The institutional landscape for U.S. aid delivery is in significant flux. In mid-2025, the State Department ordered the abolition of all USAID overseas positions by September 30, 2025, with foreign assistance programming transferred directly under State Department control. The long-term structure of U.S. aid agencies remains uncertain as this transition unfolds.

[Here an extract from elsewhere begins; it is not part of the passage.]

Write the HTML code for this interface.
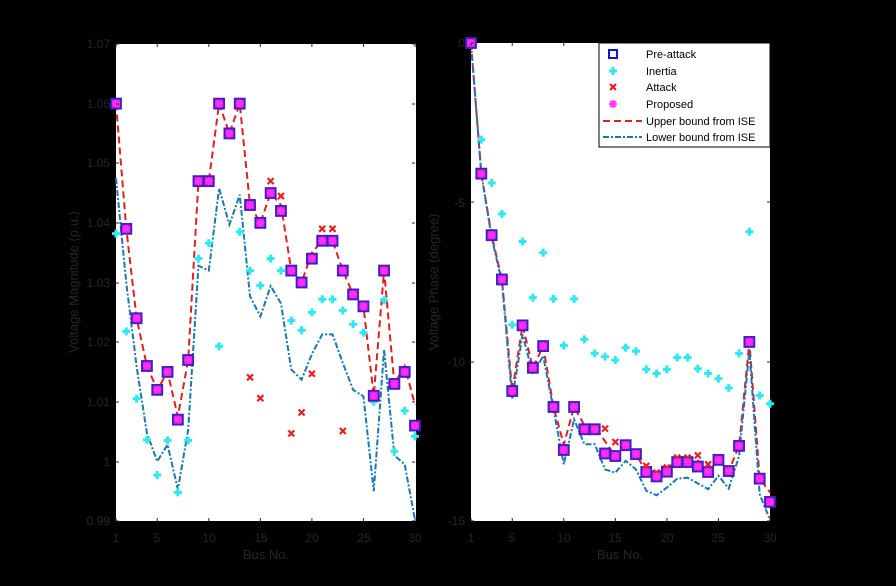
<!DOCTYPE html>
<html><head><meta charset="utf-8"><style>
html,body{margin:0;padding:0;background:#000;}
svg{display:block;font-family:"Liberation Sans",sans-serif;}
</style></head><body>
<svg id="s" width="896" height="586" viewBox="0 0 896 586" xmlns="http://www.w3.org/2000/svg">
<rect width="896" height="586" fill="#000"/>
<rect x="116" y="44" width="300" height="477" fill="#fff"/>
<rect x="471" y="43" width="299" height="478" fill="#fff"/>
<g id="g"></g>
<g fill="#262626" font-size="12">
<text x="110" y="48" text-anchor="end">1.07</text>
<text x="110" y="108" text-anchor="end">1.06</text>
<text x="110" y="167" text-anchor="end">1.05</text>
<text x="110" y="227" text-anchor="end">1.04</text>
<text x="110" y="287" text-anchor="end">1.03</text>
<text x="110" y="346" text-anchor="end">1.02</text>
<text x="110" y="406" text-anchor="end">1.01</text>
<text x="110" y="466" text-anchor="end">1</text>
<text x="110" y="525" text-anchor="end">0.99</text>
<text x="116" y="542" text-anchor="middle">1</text>
<text x="157" y="542" text-anchor="middle">5</text>
<text x="209" y="542" text-anchor="middle">10</text>
<text x="261" y="542" text-anchor="middle">15</text>
<text x="312" y="542" text-anchor="middle">20</text>
<text x="364" y="542" text-anchor="middle">25</text>
<text x="415" y="542" text-anchor="middle">30</text>
<text x="266" y="559" text-anchor="middle" font-size="13">Bus No.</text>
<text transform="translate(78,282) rotate(-90)" text-anchor="middle" font-size="13">Voltage  Magnitude (p.u.)</text>
<text x="465" y="47" text-anchor="end">0</text>
<text x="465" y="207" text-anchor="end">-5</text>
<text x="465" y="366" text-anchor="end">-10</text>
<text x="465" y="525" text-anchor="end">-15</text>
<text x="471" y="542" text-anchor="middle">1</text>
<text x="512" y="542" text-anchor="middle">5</text>
<text x="564" y="542" text-anchor="middle">10</text>
<text x="615" y="542" text-anchor="middle">15</text>
<text x="667" y="542" text-anchor="middle">20</text>
<text x="718" y="542" text-anchor="middle">25</text>
<text x="770" y="542" text-anchor="middle">30</text>
<text x="620" y="559" text-anchor="middle" font-size="13">Bus No.</text>
<text transform="translate(438,282) rotate(-90)" text-anchor="middle" font-size="13">Voltage  Phase  (degree)</text>
</g>
<rect x="599" y="43" width="171" height="104" fill="#fff" stroke="#000" stroke-width="1"/>
<g font-size="11" fill="#000">
<text x="646" y="58">Pre-attack</text>
<text x="646" y="75">Inertia</text>
<text x="646" y="91">Attack</text>
<text x="646" y="108">Proposed</text>
<text x="646" y="125">Upper bound from ISE</text>
<text x="646" y="141">Lower bound from ISE</text>
</g>
<g id="leg"></g>
</svg>
<script>
var NS="http://www.w3.org/2000/svg",g=document.getElementById('g'),L=document.getElementById('leg');
function el(p,t,a){var e=document.createElementNS(NS,t);for(var k in a)e.setAttribute(k,a[k]);p.appendChild(e);return e;}
function sq(p,x,y){el(p,'rect',{x:x-5,y:y-5,width:10,height:10,fill:'#d818e8',stroke:'#3a20c0','stroke-width':1.8});}
function pl(p,x,y){el(p,'path',{d:'M'+(x-4)+' '+y+'H'+(x+4)+'M'+x+' '+(y-4)+'V'+(y+4),stroke:'#30e8f0','stroke-width':3});}
function cr(p,x,y){el(p,'path',{d:'M'+(x-3)+' '+(y-3)+'L'+(x+3)+' '+(y+3)+'M'+(x+3)+' '+(y-3)+'L'+(x-3)+' '+(y+3),stroke:'#e82020','stroke-width':2.2});}
function ast(p,x,y){el(p,'path',{d:'M'+(x-4)+' '+y+'H'+(x+4)+'M'+x+' '+(y-4)+'V'+(y+4)+'M'+(x-3)+' '+(y-3)+'L'+(x+3)+' '+(y+3)+'M'+(x+3)+' '+(y-3)+'L'+(x-3)+' '+(y+3),stroke:'#ff30ff','stroke-width':1.8});}
function line(p,pts,col,da){el(p,'polyline',{points:pts.map(function(q){return q[0]+','+q[1]}).join(' '),fill:'none',stroke:col,'stroke-width':2,'stroke-dasharray':da});}
function plot(X0,X1,Y,pre,ine,att,up,lo){
 var X=function(i){return X0+(X1-X0)*i/29;};
 line(g,up.map(function(v,i){return[X(i),Y(v)]}),'#e02020','7,4');
 line(g,lo.map(function(v,i){return[X(i),Y(v)]}),'#1a78b0','6,2,2,2');
 ine.forEach(function(v,i){if(v!=null)pl(g,X(i),Y(v));});
 pre.forEach(function(v,i){sq(g,X(i),Y(v));});
 att.forEach(function(v,i){cr(g,X(i),Y(v));});
 pre.forEach(function(v,i){ast(g,X(i),Y(v));});
}
var preL=[1.06,1.039,1.024,1.016,1.012,1.015,1.007,1.017,1.047,1.047,1.06,1.055,1.06,1.043,1.040,1.045,1.042,1.032,1.030,1.034,1.037,1.037,1.032,1.028,1.026,1.011,1.032,1.013,1.015,1.006];
var ineL=[1.0382,1.0218,1.0105,1.0036,0.9977,1.0035,0.9948,1.0035,1.034,1.0366,1.0193,null,1.0385,1.032,1.0295,1.034,1.032,1.0236,1.022,1.025,1.0272,1.0272,1.0253,1.023,1.0216,1.010,1.027,1.0017,1.0085,1.0042];
var attL=preL.slice();attL[13]=1.0141;attL[14]=1.0106;attL[15]=1.047;attL[16]=1.0445;attL[17]=1.0047;attL[18]=1.0082;attL[19]=1.0147;attL[20]=1.039;attL[21]=1.039;attL[22]=1.0051;
var upL=preL.slice();upL[6]=1.0075;upL[16]=1.043;upL[19]=1.035;upL[28]=1.016;upL[29]=1.0095;
var loL=[1.0475,1.0299,1.0159,1.0047,1.0,1.0028,0.9953,1.0053,1.0328,1.032,1.0458,1.0397,1.0447,1.0277,1.0243,1.0294,1.0265,1.0154,1.0137,1.018,1.0213,1.0213,1.0165,1.012,1.0109,0.995,1.0187,1.001,0.9995,0.9902];
plot(116,415,function(v){return 44+(1.07-v)*5962.5;},preL,ineL,attL,upL,loL);
var preR=[0,-4.1,-6.03,-7.42,-10.92,-8.86,-10.19,-9.51,-11.42,-12.77,-11.42,-12.12,-12.12,-12.88,-12.96,-12.62,-12.9,-13.46,-13.6,-13.45,-13.15,-13.15,-13.29,-13.46,-13.08,-13.43,-12.64,-9.38,-13.67,-14.4];
var ineR=[0,-3.03,-4.39,-5.36,-8.84,-6.23,-7.99,-6.58,-8.03,-9.49,-8.03,-9.3,-9.74,-9.84,-9.95,-9.56,-9.67,-10.24,-10.37,-10.24,-9.87,-9.87,-10.22,-10.37,-10.53,-10.82,-9.74,-5.92,-11.06,-11.32];
var attR=preR.slice();attR[13]=-12.1;attR[14]=-12.52;attR[17]=-13.27;attR[18]=-13.48;attR[19]=-13.32;attR[20]=-13.01;attR[21]=-13.01;attR[22]=-12.94;attR[23]=-13.22;
var upR=preR.slice();upR[9]=-12.6;upR[11]=-12.0;upR[12]=-12.0;upR[13]=-12.5;upR[20]=-13.0;upR[21]=-13.0;upR[22]=-13.1;upR[29]=-14.1;
var loR=[0,-4.1,-6.1,-7.5,-11.18,-9.14,-10.4,-9.82,-11.49,-13.22,-11.81,-12.59,-12.59,-13.38,-13.48,-13.11,-13.38,-14.05,-14.19,-13.95,-13.67,-13.64,-13.82,-14.0,-13.58,-13.98,-12.96,-9.66,-14.16,-14.96];
plot(471,770,function(v){return 43-v*31.87;},preR,ineR,attR,upR,loR);
[[116,415,44,521,[44,104,163,223,283,342,402,462,521]],[471,770,43,521,[43,202,362,521]]].forEach(function(a){
 var xs=[0,4,9,14,19,24,29].map(function(i){return a[0]+(a[1]-a[0])*i/29;});
 xs.forEach(function(x){el(g,'path',{d:'M'+x+' '+a[3]+'v-3M'+x+' '+a[2]+'v3',stroke:'#262626','stroke-width':1});});
 a[4].forEach(function(y){el(g,'path',{d:'M'+a[0]+' '+y+'h3M'+a[1]+' '+y+'h-3',stroke:'#262626','stroke-width':1});});
});
el(L,'rect',{x:609,y:50,width:8,height:8,fill:'#fff',stroke:'#1010e0','stroke-width':2});
pl(L,613,71);cr(L,613,87);ast(L,613,104);
line(L,[[603,121],[642,121]],'#e02020','7,4');
line(L,[[603,137],[642,137]],'#1a78b0','6,2,2,2');
</script>
</body></html>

The 0.7 Percent Target and Global Spending

In 1970, the United Nations adopted a target calling on wealthy nations to devote 0.7 percent of their gross national income to official development assistance. That target has never been legally binding. It functions as a benchmark, not a treaty obligation, and most donor countries have never met it. Historically, fewer than 15 countries have reached the threshold in any given year. The gap between the target and reality is substantial: in 2025, total ODA from DAC members and associates was $174.3 billion, but several of the largest traditional donors cut their spending significantly. Germany became the largest single DAC provider of ODA for the first time, at $29.1 billion, after the United States and other major donors reduced their commitments.1OECD. A Historic Decline in Foreign Aid: Preliminary 2025 ODA Data

Debates about how much to spend tend to overshadow equally important questions about how effectively the money is used. Aid that is well-targeted, transparent, and aligned with the recipient’s own development strategy produces better outcomes than aid that is larger in volume but poorly governed. The measurement frameworks, legal restrictions, and accountability mechanisms described above all exist because decades of experience have shown that money alone does not produce development. The structure around the transfer matters at least as much as the amount.